* **DATASET ENTRIES**:

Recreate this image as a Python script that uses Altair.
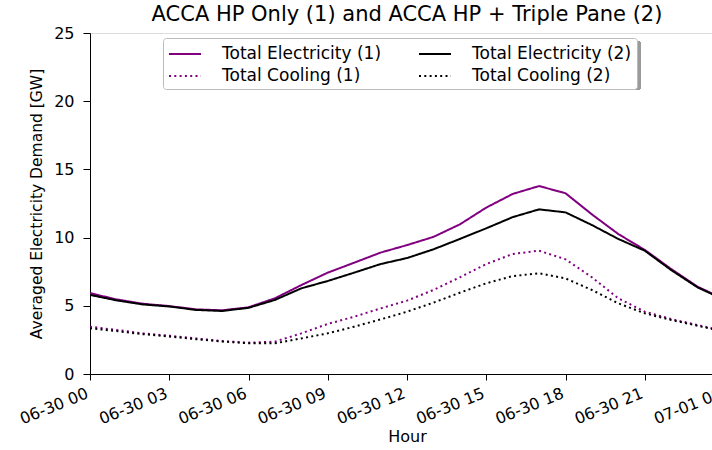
import altair as alt
import pandas as pd

hours = list(range(25))
elec1 = [5.93, 5.47, 5.15, 4.98, 4.74, 4.67, 4.89, 5.55, 6.52, 7.43, 8.16, 8.9, 9.45, 10.05, 10.97, 12.2, 13.2, 13.78, 13.25, 11.7, 10.26, 9.1, 7.7, 6.4, 5.5]
elec2 = [5.8, 5.4, 5.1, 4.95, 4.7, 4.62, 4.85, 5.43, 6.28, 6.82, 7.43, 8.06, 8.5, 9.14, 9.9, 10.68, 11.5, 12.07, 11.85, 10.92, 9.9, 9.04, 7.62, 6.35, 5.45]
cool1 = [3.47, 3.23, 2.98, 2.81, 2.61, 2.42, 2.3, 2.37, 2.98, 3.67, 4.2, 4.81, 5.38, 6.16, 7.09, 8.06, 8.8, 9.04, 8.41, 7.09, 5.55, 4.57, 4.03, 3.59, 3.15]
cool2 = [3.35, 3.15, 2.92, 2.75, 2.55, 2.38, 2.25, 2.25, 2.61, 2.98, 3.47, 4.0, 4.57, 5.23, 5.96, 6.65, 7.18, 7.38, 7.01, 6.16, 5.18, 4.45, 3.96, 3.54, 3.1]

series_names = ["Total Electricity (1)", "Total Electricity (2)", "Total Cooling (1)", "Total Cooling (2)"]
series_colors = ["#800080", "#000000", "#800080", "#000000"]
series_dashes = [[1, 0], [1, 0], [2, 3.3], [2, 3.3]]
tick_hours = [0, 3, 6, 9, 12, 15, 18, 21, 24]
tick_labels = ["06-30 00", "06-30 03", "06-30 06", "06-30 09", "06-30 12",
               "06-30 15", "06-30 18", "06-30 21", "07-01 00"]

rows = []
for name, vals in zip(series_names, [elec1, elec2, cool1, cool2]):
    for h, v in zip(hours, vals):
        rows.append({"hour": h, "value": v, "series": name})
df = pd.DataFrame(rows)

# legend is filled column by column: reorder so rows read E1 E2 / C1 C2
legend_order = [0, 2, 1, 3]
dom = [series_names[i] for i in legend_order]
col_range = [series_colors[i] for i in legend_order]
dash_range = [series_dashes[i] for i in legend_order]

label_expr = "[" + ",".join("'" + t + "'" for t in tick_labels) + "][round(datum.value/3)]"

FONT = "DejaVu Sans"
W, H = 634, 341

lines = alt.Chart(df).mark_line(strokeWidth=2, clip=True).encode(
    x=alt.X("hour:Q", title="Hour",
            scale=alt.Scale(domain=[0, 24], nice=False, zero=False),
            axis=alt.Axis(values=tick_hours, labelExpr=label_expr, labelAngle=338,
                          labelAlign="right", labelBaseline="top", labelFontSize=16,
                          labelFont=FONT, labelColor="black", titleFont=FONT,
                          titleFontSize=16, titleFontWeight="normal", titleColor="black",
                          tickColor="black", domainColor="black", tickSize=6,
                          labelPadding=5, labelOffset=-6, titlePadding=2, grid=False,
                          labelOverlap=False, labelFlush=False)),
    y=alt.Y("value:Q", title="Averaged Electricity Demand [GW]",
            scale=alt.Scale(domain=[0, 25], nice=False),
            axis=alt.Axis(values=[0, 5, 10, 15, 20, 25], labelFontSize=16, labelFont=FONT,
                          labelColor="black", titleFont=FONT,
                          titleFontSize=15.5, titleFontWeight="normal", titleColor="black",
                          tickColor="black", domainColor="black", tickSize=7,
                          labelPadding=9, titlePadding=9, grid=False)),
    color=alt.Color("series:N", sort=dom,
                    scale=alt.Scale(domain=dom, range=col_range),
                    legend=alt.Legend(title=None, orient="none", legendX=73, legendY=5,
                                      columns=2, columnPadding=33, rowPadding=3,
                                      symbolType="M-1,0L2.2,0", symbolSize=400,
                                      symbolStrokeWidth=2,
                                      labelFontSize=17, labelFont=FONT, labelColor="black",
                                      fillColor="white", strokeColor="#bbbbbb", cornerRadius=3,
                                      padding=5, labelOffset=32)),
    strokeDash=alt.StrokeDash("series:N", sort=dom,
                              scale=alt.Scale(domain=dom, range=dash_range)),
)

legend_shadow = alt.Chart(df).mark_rect(color="#9a9a9a", cornerRadius=3).encode(
    x=alt.value(76), x2=alt.value(551), y=alt.value(8), y2=alt.value(57)
)

chart = alt.layer(legend_shadow, lines).properties(
    width=W, height=H,
    title=alt.TitleParams("ACCA HP Only (1) and ACCA HP + Triple Pane (2)", font=FONT,
                          fontSize=21, fontWeight="normal", color="black", offset=0),
    autosize=alt.AutoSizeParams(type="none"),
    padding={"left": 90, "top": 33, "right": -12, "bottom": 76},
).configure_view(stroke="black", strokeWidth=1).configure(background="white")

chart.save("out.html", embed_options={"renderer": "svg", "actions": False})
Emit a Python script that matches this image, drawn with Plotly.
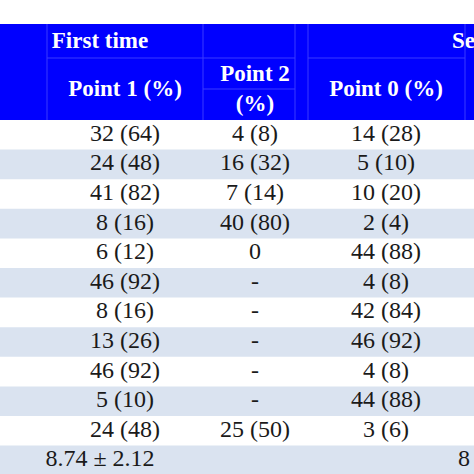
import plotly.graph_objects as go

title = "Edmonton frailty scale (EFS) completion (n= 50)"
group_labels = ["First time", "Second time"]
col_headers = ["Point 0 (%)", "Point 1 (%)", "Point 2<br>(%)", "Point 0 (%)"]
left_col = [")", ")", "", "", ")", "", ")", ")", "", ")", "", ""]
point1 = ["32 (64)", "24 (48)", "41 (82)", "8 (16)", "6 (12)", "46 (92)", "8 (16)",
          "13 (26)", "46 (92)", "5 (10)", "24 (48)", "8.74 ± 2.12"]
point2 = ["4 (8)", "16 (32)", "7 (14)", "40 (80)", "0", "-", "-", "-", "-", "-", "25 (50)", ""]
second0 = ["14 (28)", "5 (10)", "10 (20)", "2 (4)", "44 (88)", "4 (8)", "42 (84)",
           "46 (92)", "4 (8)", "44 (88)", "3 (6)", ""]
right_col = [""] * 11 + ["8"]

# geometry in pixels
W = 474
head_top, head_mid, head_bot = 24, 58, 120
row_h = 29.6
lines_x = [47, 203, 295, 308, 465]
BLUE = "#0000ff"
STRIPE = "#dae3f0"
FONT = "Liberation Serif"


def bold(items):
    return ["<b>" + t + "</b>" if t else t for t in items]


n = len(point1)
row_y = [head_bot + row_h * (i + 0.5) for i in range(n)]

fig = go.Figure()
shapes = [dict(type="rect", x0=0, x1=W, y0=head_top, y1=head_bot, fillcolor=BLUE, line_width=0, layer="below")]
for i in range(n):
    if i % 2 == 1:
        shapes.append(dict(type="rect", x0=0, x1=W, y0=head_bot + row_h * i, y1=head_bot + row_h * (i + 1),
                           fillcolor=STRIPE, line_width=0, layer="below"))
for x in lines_x:
    shapes.append(dict(type="line", x0=x, x1=x, y0=head_top, y1=head_bot, line=dict(color="#3a3aff", width=1)))
shapes.append(dict(type="line", x0=47, x1=295, y0=head_mid, y1=head_mid, line=dict(color="#3a3aff", width=1)))
shapes.append(dict(type="line", x0=308, x1=465, y0=head_mid, y1=head_mid, line=dict(color="#3a3aff", width=1)))
shapes.append(dict(type="line", x0=203, x1=295, y0=89, y1=89, line=dict(color="#3a3aff", width=1)))

# title
fig.add_trace(go.Scatter(x=[-12], y=[11], mode="text", text=bold([title]), textposition="middle right",
                         textfont=dict(family=FONT, size=24, color="black"), cliponaxis=False, hoverinfo="skip"))
# header texts
fig.add_trace(go.Scatter(x=[100, 452], y=[42, 42], mode="text", text=bold(group_labels),
                         textposition=["middle center", "middle right"],
                         textfont=dict(family=FONT, size=23, color="white"), cliponaxis=False, hoverinfo="skip"))
fig.add_trace(go.Scatter(x=[-30, 125, 255, 386], y=[90, 90, 90, 90], mode="text", text=bold(col_headers),
                         textposition="middle center",
                         textfont=dict(family=FONT, size=23, color="white"), cliponaxis=False, hoverinfo="skip"))
# body
body_font = dict(family=FONT, size=24, color="#1a1a1a")
fig.add_trace(go.Scatter(x=[-3] * n, y=row_y, mode="text", text=left_col, textposition="middle right",
                         textfont=body_font, cliponaxis=False, hoverinfo="skip"))
fig.add_trace(go.Scatter(x=[125] * (n - 1) + [100], y=row_y, mode="text", text=point1, textposition="middle center",
                         textfont=body_font, cliponaxis=False, hoverinfo="skip"))
fig.add_trace(go.Scatter(x=[255] * n, y=row_y, mode="text", text=point2, textposition="middle center",
                         textfont=body_font, cliponaxis=False, hoverinfo="skip"))
fig.add_trace(go.Scatter(x=[386] * n, y=row_y, mode="text", text=second0, textposition="middle center",
                         textfont=body_font, cliponaxis=False, hoverinfo="skip"))
fig.add_trace(go.Scatter(x=[458] * n, y=row_y, mode="text", text=right_col, textposition="middle right",
                         textfont=body_font, cliponaxis=False, hoverinfo="skip"))

fig.update_layout(
    width=W, height=W, margin=dict(l=0, r=0, t=0, b=0),
    paper_bgcolor="white", plot_bgcolor="white", showlegend=False, shapes=shapes,
    xaxis=dict(range=[0, W], visible=False, fixedrange=True),
    yaxis=dict(range=[W, 0], visible=False, fixedrange=True),
)

fig.write_html("out.html", config={"displayModeBar": False},
               post_script="document.body.style.margin='0';document.body.style.overflow='hidden';")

* **DIRECTION**: Only the lines from the start of the records above through the line containing "import pandas as pd" should be returned, exactly and with both ends, please; the pictures stay out.

* **THE COMPLETED TASK**:
Recreate this image as a Python script that uses Altair.
import altair as alt
import pandas as pd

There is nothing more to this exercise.